The outfit keeps stretching and bending backwards with innovation, creativity and expansion to solve a problem it created 10 years ago when it started operation with one production line in Ikeja Lagos.

That task it set for itself was positive however, and that is the delight to make a good product and sustain it. And to a large extent, the company seems to have kept the mandate with sustained quality standards that earned it an ISO Standardization accreditation recently. The product has not lost an inch of its quality, therefore consumers have not relented in keeping faith with it.

What the spill-over effect has been is the movement from one production line to six within the period and expansion in several areas like storage silos and other raw materials plants, alternative gas power, and a target to go integrative and composite – making all allied products for the biscuits plant – cartons, wrappers which all come under packaging and some other affiliated productions to make the task easier.

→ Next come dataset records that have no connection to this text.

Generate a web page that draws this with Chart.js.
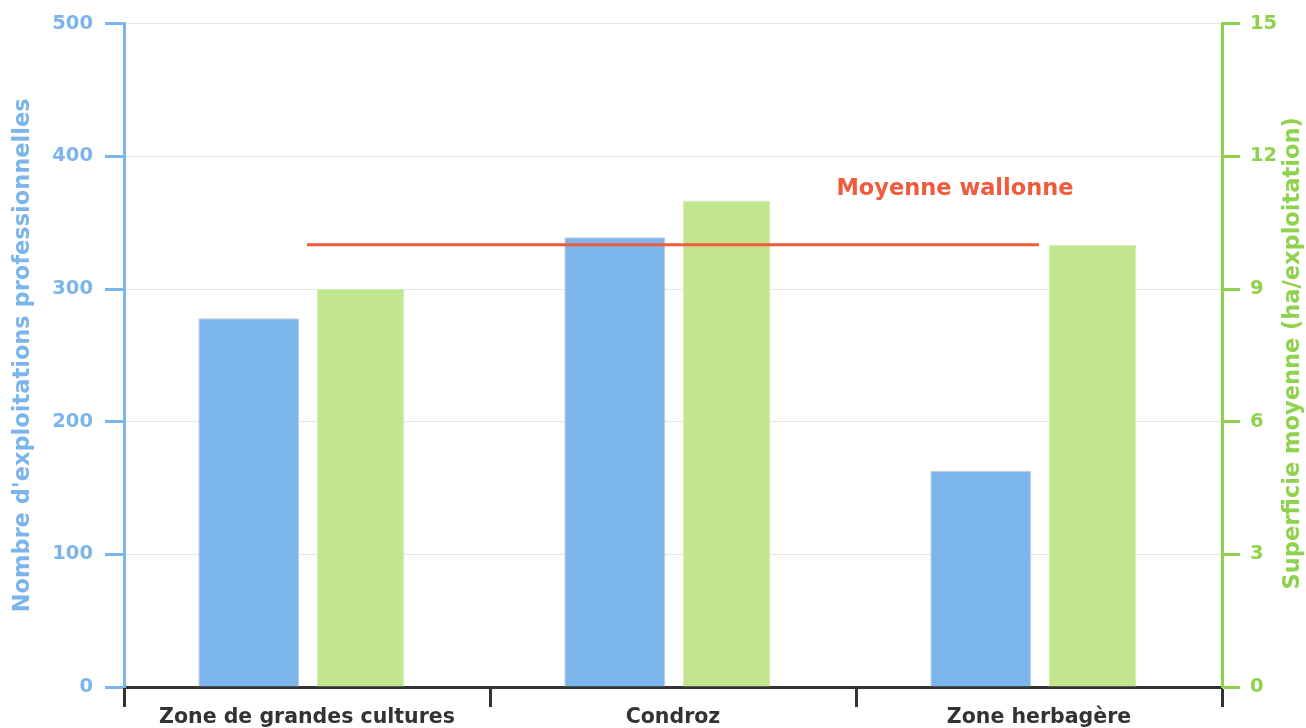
<!DOCTYPE html>
<html>
<head>
<meta charset="utf-8">
<script src="https://cdn.jsdelivr.net/npm/chart.js@4.4.1/dist/chart.umd.min.js"></script>
<style>
  body { margin: 0; background: #fff; }
  #wrap { width: 1306px; height: 728px; }
</style>
</head>
<body>
<div id="wrap"><canvas id="chart"></canvas></div>
<script>
var zones = ["Zone de grandes cultures", "Condroz", "Zone herbagère"];
var nbExploitations = [278, 339, 163];
var superficie = [9.0, 11.0, 10.0];
var moyenneWallonne = [10, 10, 10];

var blue = '#7cb5ec';
var green = '#8fd24c';
var red = '#f15a3a';
var fam = '"DejaVu Sans", Verdana, sans-serif';

var textPlugin = {
    id: 'texts',
    afterDatasetsDraw: function(chart) {
        var c = chart.ctx;
        var x = chart.scales.x, y2 = chart.scales.y2;
        c.save();
        // label of the average line
        c.font = 'bold 22.5px ' + fam;
        c.fillStyle = red;
        c.textAlign = 'center';
        c.textBaseline = 'alphabetic';
        c.fillText('Moyenne wallonne', x.getPixelForValue(2) - 84, y2.getPixelForValue(moyenneWallonne[2]) - 50);
        // right axis title, reading bottom to top
        c.translate(1293, (chart.chartArea.top + chart.chartArea.bottom) / 2 - 2);
        c.rotate(-Math.PI / 2);
        c.fillStyle = green;
        c.textBaseline = 'middle';
        c.fillText('Superficie moyenne (ha/exploitation)', 0, 0);
        c.restore();
    }
};

var ctx = document.getElementById("chart");
var myChart = new Chart(ctx, {
    type: 'bar',
    data: {
        labels: zones,
        datasets: [{
            type: 'line',
            label: 'Moyenne wallonne',
            data: moyenneWallonne,
            yAxisID: 'y2',
            borderColor: red,
            borderWidth: 3,
            pointRadius: 0,
            fill: false,
            order: 0
        }, {
            label: "Nombre d'exploitations professionnelles",
            data: nbExploitations,
            yAxisID: 'y',
            backgroundColor: blue,
            borderColor: '#cccccc',
            borderWidth: 1,
            categoryPercentage: 0.636,
            barPercentage: 0.868,
            order: 1
        }, {
            label: 'Superficie moyenne (ha/exploitation)',
            data: superficie,
            yAxisID: 'y2',
            backgroundColor: '#c2e690',
            borderColor: '#d4efb0',
            borderWidth: 1,
            categoryPercentage: 0.585,
            barPercentage: 0.819,
            order: 1
        }]
    },
    options: {
        responsive: true,
        maintainAspectRatio: false,
        animation: false,
        layout: { padding: { top: 22, left: 0, right: 0, bottom: 0 } },
        plugins: {
            legend: { display: false },
            tooltip: { enabled: false }
        },
        scales: {
            x: {
                offset: true,
                afterFit: function(s) { s.height = 41; },
                grid: {
                    offset: true,
                    drawOnChartArea: false,
                    tickColor: '#333333',
                    tickLength: 20,
                    tickWidth: 3
                },
                border: { color: '#333333', width: 3 },
                ticks: {
                    color: '#333333',
                    padding: -2,
                    font: { family: fam, size: 20.5, weight: 'bold' }
                }
            },
            y: {
                position: 'left',
                min: 0,
                max: 500,
                afterFit: function(s) { s.width = 124; },
                ticks: {
                    stepSize: 100,
                    color: blue,
                    padding: 12,
                    font: { family: fam, size: 19.5, weight: 'bold' }
                },
                grid: {
                    color: '#e6e6e6',
                    lineWidth: 1,
                    tickColor: blue,
                    tickLength: 19,
                    tickWidth: 3
                },
                border: { color: blue, width: 3 },
                title: {
                    display: true,
                    text: "Nombre d'exploitations professionnelles",
                    color: blue,
                    padding: { top: 10, bottom: 0 },
                    font: { family: fam, size: 22.5, weight: 'bold' }
                }
            },
            y2: {
                position: 'right',
                min: 0,
                max: 15,
                afterFit: function(s) { s.width = 84; },
                ticks: {
                    stepSize: 3,
                    color: green,
                    padding: 10,
                    font: { family: fam, size: 19.5, weight: 'bold' }
                },
                grid: {
                    drawOnChartArea: false,
                    tickColor: green,
                    tickLength: 18,
                    tickWidth: 3
                },
                border: { color: green, width: 3 }
            }
        }
    },
    plugins: [textPlugin]
});
</script>
</body>
</html>
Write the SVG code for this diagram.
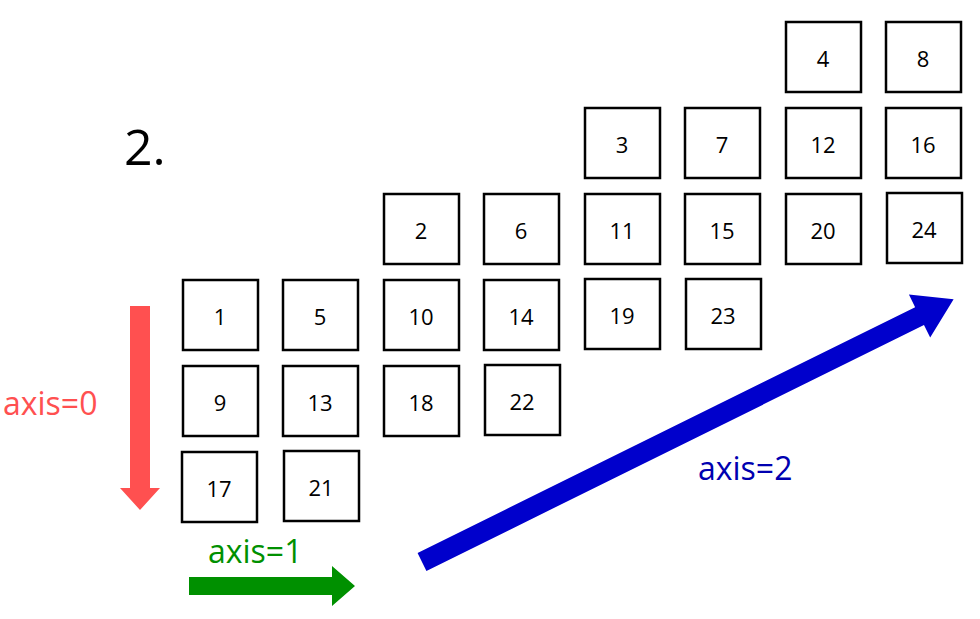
<svg xmlns="http://www.w3.org/2000/svg" width="980" height="619" viewBox="0 0 980 619">
<style>
.b rect{fill:#fff;stroke:#000;stroke-width:2.5}
.b text{font-family:"Open Sans","Liberation Sans",sans-serif;font-size:22px;text-anchor:middle;dominant-baseline:central}
.l{font-family:"Open Sans","Liberation Sans",sans-serif;font-size:32px}
</style>
<rect width="980" height="619" fill="#fff"/>
<text x="124" y="165" font-family="Open Sans,Liberation Sans,sans-serif" font-size="50">2.</text>
<g class="b">
<g id="n4"><rect x="786" y="22" width="75" height="70"/><text x="823" y="58">4</text></g>
<g id="n8"><rect x="886" y="22" width="75" height="70"/><text x="923" y="58">8</text></g>
<g id="n3"><rect x="585" y="108" width="75" height="70"/><text x="622" y="144">3</text></g>
<g id="n7"><rect x="685" y="108" width="75" height="70"/><text x="722" y="144">7</text></g>
<g id="n12"><rect x="786" y="108" width="75" height="70"/><text x="823" y="144">12</text></g>
<g id="n16"><rect x="886" y="108" width="75" height="70"/><text x="923" y="144">16</text></g>
<g id="n2"><rect x="384" y="194" width="75" height="70"/><text x="421" y="230">2</text></g>
<g id="n6"><rect x="484" y="194" width="75" height="70"/><text x="521" y="230">6</text></g>
<g id="n11"><rect x="585" y="194" width="75" height="70"/><text x="622" y="230">11</text></g>
<g id="n15"><rect x="685" y="194" width="75" height="70"/><text x="722" y="230">15</text></g>
<g id="n20"><rect x="786" y="194" width="75" height="70"/><text x="823" y="230">20</text></g>
<g id="n24"><rect x="887" y="193" width="75" height="70"/><text x="924" y="229">24</text></g>
<g id="n1"><rect x="183" y="280" width="75" height="70"/><text x="220" y="316">1</text></g>
<g id="n5"><rect x="283" y="280" width="75" height="70"/><text x="320" y="316">5</text></g>
<g id="n10"><rect x="384" y="280" width="75" height="70"/><text x="421" y="316">10</text></g>
<g id="n14"><rect x="484" y="280" width="75" height="70"/><text x="521" y="316">14</text></g>
<g id="n19"><rect x="585" y="279" width="75" height="70"/><text x="622" y="315">19</text></g>
<g id="n23"><rect x="686" y="279" width="75" height="70"/><text x="723" y="315">23</text></g>
<g id="n9"><rect x="183" y="366" width="75" height="70"/><text x="220" y="402">9</text></g>
<g id="n13"><rect x="283" y="366" width="75" height="70"/><text x="320" y="402">13</text></g>
<g id="n18"><rect x="384" y="366" width="75" height="70"/><text x="421" y="402">18</text></g>
<g id="n22"><rect x="485" y="365" width="75" height="70"/><text x="522" y="401">22</text></g>
<g id="n17"><rect x="182" y="452" width="75" height="70"/><text x="219" y="488">17</text></g>
<g id="n21"><rect x="284" y="451" width="75" height="70"/><text x="321" y="487">21</text></g>
</g>
<g id="connectors">
<polygon fill="#FF5050" points="130,306 150,306 150,488 160,488 140,510 120,488 130,488"/>
<polygon fill="#009000" points="189,577 332,577 332,566 355,586 332,606 332,595 189,595"/>
<g transform="translate(422,562) rotate(-26.3)">
<polygon fill="#0000CC" points="0,-10 555,-10 555,-24 593,0 555,24 555,10 0,10"/>
</g>
</g>
<text class="l" x="3" y="415" fill="#FF5050">axis=0</text>
<text class="l" x="208" y="563" fill="#009000">axis=1</text>
<text class="l" x="698" y="480" fill="#0000B0">axis=2</text>
</svg>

At the premises of the factory in Agbara, a beautiful environment, the Chief Executive, Obi Ezeude pointed at a queue of trucks and explained to Daily Sun that they are waiting to load and move the products to the Apapa Port for export to some ECOWAS countries with landing in Ghana. He said: “It is very official and we are tapping into the benefits of the ECOWAS community on movement of goods, and if other parts of the world would export their commodities to our region, there is nothing wrong in we do the same to our neighbouring countries rather than the illegal movement some agents involve in. And with time, when we would have overcome the production pressure that stretches us, we hope to take it further to the East and Southern Africa.

Beloxxi Industries as part of its efforts to consolidate and make more progress to meet the demands of the market on August 1 last year sold minority shares of $80m to a consortium of some foreign firms, proceeds of which the management said had been integrated into the expansions and yet to make the needed impact of satisfying the consumer base.

The latest of the efforts to take its operations higher, Ezeude said last week, was that the management of the organization concluded plans to commence another expansion phase that budgets to boost the company with N6b or US$18.5m and after which the workforce would rise tremendously to 5500 from the present employment pool of 2500.

Also, from the current six production lines, the factory would stretch to nine lines with boosted production capacity of 80,000 metric tonnes of biscuits per year from the 50,000 metric tones today.

The new steps would be announced on May 1 and meant to serve as impetus, according to him to make Nigerians invest more as a way of reviving the economy away from recession.